#### LISTING ####

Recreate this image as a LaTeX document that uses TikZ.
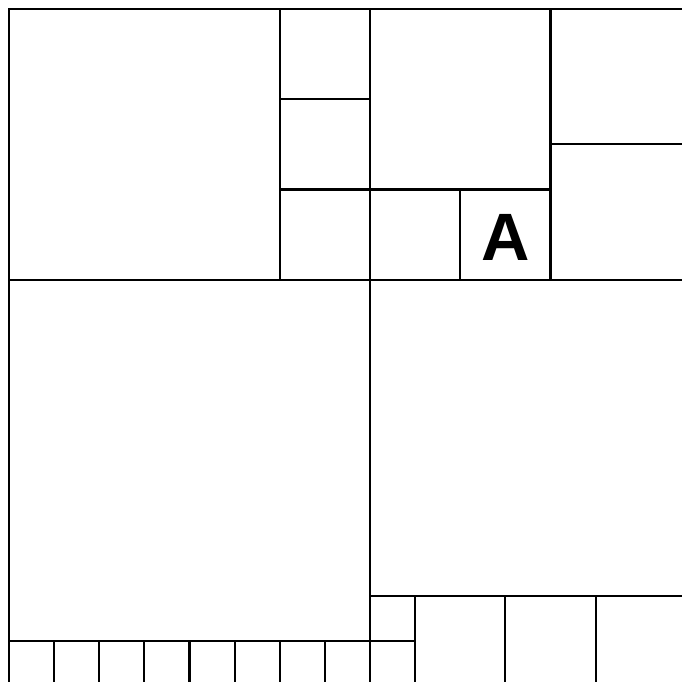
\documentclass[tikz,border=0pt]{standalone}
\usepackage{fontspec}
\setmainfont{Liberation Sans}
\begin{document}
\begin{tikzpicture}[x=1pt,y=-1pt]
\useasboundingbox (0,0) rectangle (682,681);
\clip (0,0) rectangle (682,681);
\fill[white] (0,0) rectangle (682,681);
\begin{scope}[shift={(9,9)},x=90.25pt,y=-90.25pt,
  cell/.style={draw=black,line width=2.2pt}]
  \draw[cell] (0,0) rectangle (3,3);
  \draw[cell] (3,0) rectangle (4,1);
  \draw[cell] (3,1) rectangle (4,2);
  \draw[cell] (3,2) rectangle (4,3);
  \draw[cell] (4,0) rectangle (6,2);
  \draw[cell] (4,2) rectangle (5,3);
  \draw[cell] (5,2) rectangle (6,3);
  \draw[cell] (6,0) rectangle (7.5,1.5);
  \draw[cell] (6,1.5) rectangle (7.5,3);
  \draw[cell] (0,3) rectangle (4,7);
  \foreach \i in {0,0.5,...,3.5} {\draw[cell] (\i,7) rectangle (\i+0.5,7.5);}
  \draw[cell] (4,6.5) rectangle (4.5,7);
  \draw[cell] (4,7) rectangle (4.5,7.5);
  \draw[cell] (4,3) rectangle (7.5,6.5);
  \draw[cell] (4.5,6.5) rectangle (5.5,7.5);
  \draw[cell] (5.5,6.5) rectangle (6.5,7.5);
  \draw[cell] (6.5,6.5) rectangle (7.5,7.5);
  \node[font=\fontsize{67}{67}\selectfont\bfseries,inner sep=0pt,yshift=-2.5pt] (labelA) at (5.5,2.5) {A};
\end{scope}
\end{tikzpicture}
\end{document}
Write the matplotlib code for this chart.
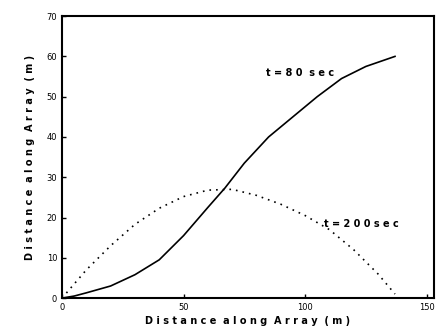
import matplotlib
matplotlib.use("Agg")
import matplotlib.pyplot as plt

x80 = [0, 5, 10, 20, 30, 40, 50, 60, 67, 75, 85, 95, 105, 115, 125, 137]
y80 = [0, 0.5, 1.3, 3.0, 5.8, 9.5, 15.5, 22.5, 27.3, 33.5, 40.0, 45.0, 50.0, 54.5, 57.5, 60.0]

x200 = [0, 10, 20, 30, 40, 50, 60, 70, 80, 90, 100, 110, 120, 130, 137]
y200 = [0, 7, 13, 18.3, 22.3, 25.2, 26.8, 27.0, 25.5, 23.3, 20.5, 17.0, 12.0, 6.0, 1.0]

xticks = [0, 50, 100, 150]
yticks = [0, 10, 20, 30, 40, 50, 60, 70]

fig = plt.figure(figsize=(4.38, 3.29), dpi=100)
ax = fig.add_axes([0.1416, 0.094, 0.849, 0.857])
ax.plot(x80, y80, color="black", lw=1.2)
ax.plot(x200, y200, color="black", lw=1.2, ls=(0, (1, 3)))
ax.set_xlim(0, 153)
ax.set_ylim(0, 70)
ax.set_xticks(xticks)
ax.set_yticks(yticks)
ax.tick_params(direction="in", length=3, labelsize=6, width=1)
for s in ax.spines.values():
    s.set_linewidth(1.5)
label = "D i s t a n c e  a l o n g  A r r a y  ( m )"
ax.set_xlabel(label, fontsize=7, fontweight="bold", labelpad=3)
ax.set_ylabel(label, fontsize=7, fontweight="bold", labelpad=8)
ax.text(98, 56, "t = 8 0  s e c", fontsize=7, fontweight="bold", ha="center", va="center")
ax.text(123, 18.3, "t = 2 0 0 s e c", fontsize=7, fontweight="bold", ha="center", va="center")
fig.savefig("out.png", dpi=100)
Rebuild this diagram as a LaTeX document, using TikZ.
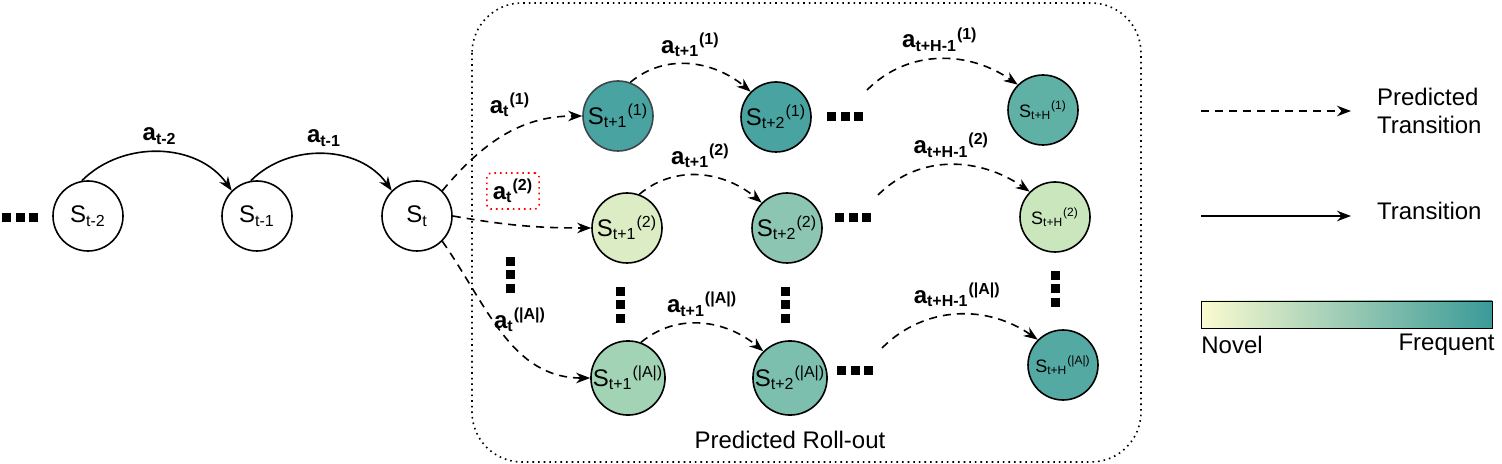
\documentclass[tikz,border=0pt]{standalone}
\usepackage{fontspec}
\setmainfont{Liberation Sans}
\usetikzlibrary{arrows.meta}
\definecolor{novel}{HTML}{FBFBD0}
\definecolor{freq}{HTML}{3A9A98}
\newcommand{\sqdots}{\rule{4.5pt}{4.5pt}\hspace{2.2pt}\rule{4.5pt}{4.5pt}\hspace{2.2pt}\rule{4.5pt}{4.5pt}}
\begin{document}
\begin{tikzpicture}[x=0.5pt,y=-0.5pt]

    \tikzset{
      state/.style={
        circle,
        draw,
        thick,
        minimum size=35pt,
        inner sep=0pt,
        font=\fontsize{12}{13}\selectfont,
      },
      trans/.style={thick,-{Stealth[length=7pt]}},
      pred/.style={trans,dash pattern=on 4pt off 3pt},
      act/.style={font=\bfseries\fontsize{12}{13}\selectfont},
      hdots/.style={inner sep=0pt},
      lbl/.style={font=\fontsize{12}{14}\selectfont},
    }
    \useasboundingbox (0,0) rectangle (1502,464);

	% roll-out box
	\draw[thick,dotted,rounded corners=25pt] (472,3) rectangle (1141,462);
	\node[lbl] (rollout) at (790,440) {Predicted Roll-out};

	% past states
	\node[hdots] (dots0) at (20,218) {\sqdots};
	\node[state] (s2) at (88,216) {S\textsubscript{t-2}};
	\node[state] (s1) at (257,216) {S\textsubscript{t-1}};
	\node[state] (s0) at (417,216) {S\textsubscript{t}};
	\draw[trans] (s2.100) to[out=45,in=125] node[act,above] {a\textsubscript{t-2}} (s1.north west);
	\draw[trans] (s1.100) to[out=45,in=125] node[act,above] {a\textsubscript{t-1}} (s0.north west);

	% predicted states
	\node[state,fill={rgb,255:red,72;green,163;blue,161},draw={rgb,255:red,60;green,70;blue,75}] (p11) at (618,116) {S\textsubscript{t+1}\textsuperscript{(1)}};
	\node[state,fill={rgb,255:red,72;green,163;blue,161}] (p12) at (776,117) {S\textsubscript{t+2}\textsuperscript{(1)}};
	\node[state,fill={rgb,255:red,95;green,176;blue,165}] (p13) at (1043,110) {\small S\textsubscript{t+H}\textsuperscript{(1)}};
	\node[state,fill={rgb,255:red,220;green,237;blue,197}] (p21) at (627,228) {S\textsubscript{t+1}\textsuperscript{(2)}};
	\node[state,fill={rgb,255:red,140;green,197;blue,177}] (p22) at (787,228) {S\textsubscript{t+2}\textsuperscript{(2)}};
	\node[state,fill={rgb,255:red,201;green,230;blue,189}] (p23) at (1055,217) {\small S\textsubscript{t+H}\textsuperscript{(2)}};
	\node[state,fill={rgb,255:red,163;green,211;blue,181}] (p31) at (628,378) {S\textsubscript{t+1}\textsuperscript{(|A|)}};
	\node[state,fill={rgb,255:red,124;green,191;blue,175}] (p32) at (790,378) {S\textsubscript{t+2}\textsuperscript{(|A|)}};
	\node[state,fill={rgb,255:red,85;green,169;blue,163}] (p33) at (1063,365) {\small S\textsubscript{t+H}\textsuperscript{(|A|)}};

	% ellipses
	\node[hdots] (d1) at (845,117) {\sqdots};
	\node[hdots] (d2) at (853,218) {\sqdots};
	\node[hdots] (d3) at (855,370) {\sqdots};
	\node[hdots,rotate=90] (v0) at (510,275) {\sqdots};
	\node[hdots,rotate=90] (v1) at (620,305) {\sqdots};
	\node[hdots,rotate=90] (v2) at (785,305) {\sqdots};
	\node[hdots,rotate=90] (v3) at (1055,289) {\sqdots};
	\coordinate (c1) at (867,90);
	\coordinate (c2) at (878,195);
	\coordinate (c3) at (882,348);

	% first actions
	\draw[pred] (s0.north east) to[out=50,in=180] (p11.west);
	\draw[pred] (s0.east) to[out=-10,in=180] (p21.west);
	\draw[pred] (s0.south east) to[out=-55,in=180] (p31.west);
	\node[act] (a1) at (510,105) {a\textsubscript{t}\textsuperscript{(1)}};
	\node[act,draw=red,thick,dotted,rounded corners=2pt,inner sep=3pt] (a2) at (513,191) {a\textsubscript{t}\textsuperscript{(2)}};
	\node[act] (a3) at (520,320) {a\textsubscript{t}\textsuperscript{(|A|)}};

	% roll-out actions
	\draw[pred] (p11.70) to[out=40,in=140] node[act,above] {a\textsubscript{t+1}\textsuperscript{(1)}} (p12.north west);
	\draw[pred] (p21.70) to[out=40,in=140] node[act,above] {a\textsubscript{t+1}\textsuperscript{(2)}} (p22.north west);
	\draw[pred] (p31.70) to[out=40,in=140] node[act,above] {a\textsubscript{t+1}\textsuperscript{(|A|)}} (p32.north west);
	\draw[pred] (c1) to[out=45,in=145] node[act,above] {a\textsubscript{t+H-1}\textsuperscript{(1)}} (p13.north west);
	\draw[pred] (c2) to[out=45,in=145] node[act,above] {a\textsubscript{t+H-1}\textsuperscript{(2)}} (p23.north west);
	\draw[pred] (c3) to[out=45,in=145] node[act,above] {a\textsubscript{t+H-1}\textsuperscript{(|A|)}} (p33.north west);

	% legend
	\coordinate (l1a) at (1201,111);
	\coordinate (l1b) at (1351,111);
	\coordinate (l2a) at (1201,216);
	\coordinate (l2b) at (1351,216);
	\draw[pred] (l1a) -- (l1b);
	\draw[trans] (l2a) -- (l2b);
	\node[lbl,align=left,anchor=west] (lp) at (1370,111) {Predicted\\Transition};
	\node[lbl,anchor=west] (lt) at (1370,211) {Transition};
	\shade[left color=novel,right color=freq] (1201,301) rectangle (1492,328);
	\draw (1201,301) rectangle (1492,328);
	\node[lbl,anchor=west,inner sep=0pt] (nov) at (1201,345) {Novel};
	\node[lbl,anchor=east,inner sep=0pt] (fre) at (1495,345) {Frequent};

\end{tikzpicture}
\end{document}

####

SET TASK: The lines you need run from the one containing "Write the matplotlib code for this chart." down to the one containing "54.5, 57.5, 60.0]"; print them exactly, both ends included, and leave out pictures.

RESULT:
Write the matplotlib code for this chart.
import matplotlib
matplotlib.use("Agg")
import matplotlib.pyplot as plt

x80 = [0, 5, 10, 20, 30, 40, 50, 60, 67, 75, 85, 95, 105, 115, 125, 137]
y80 = [0, 0.5, 1.3, 3.0, 5.8, 9.5, 15.5, 22.5, 27.3, 33.5, 40.0, 45.0, 50.0, 54.5, 57.5, 60.0]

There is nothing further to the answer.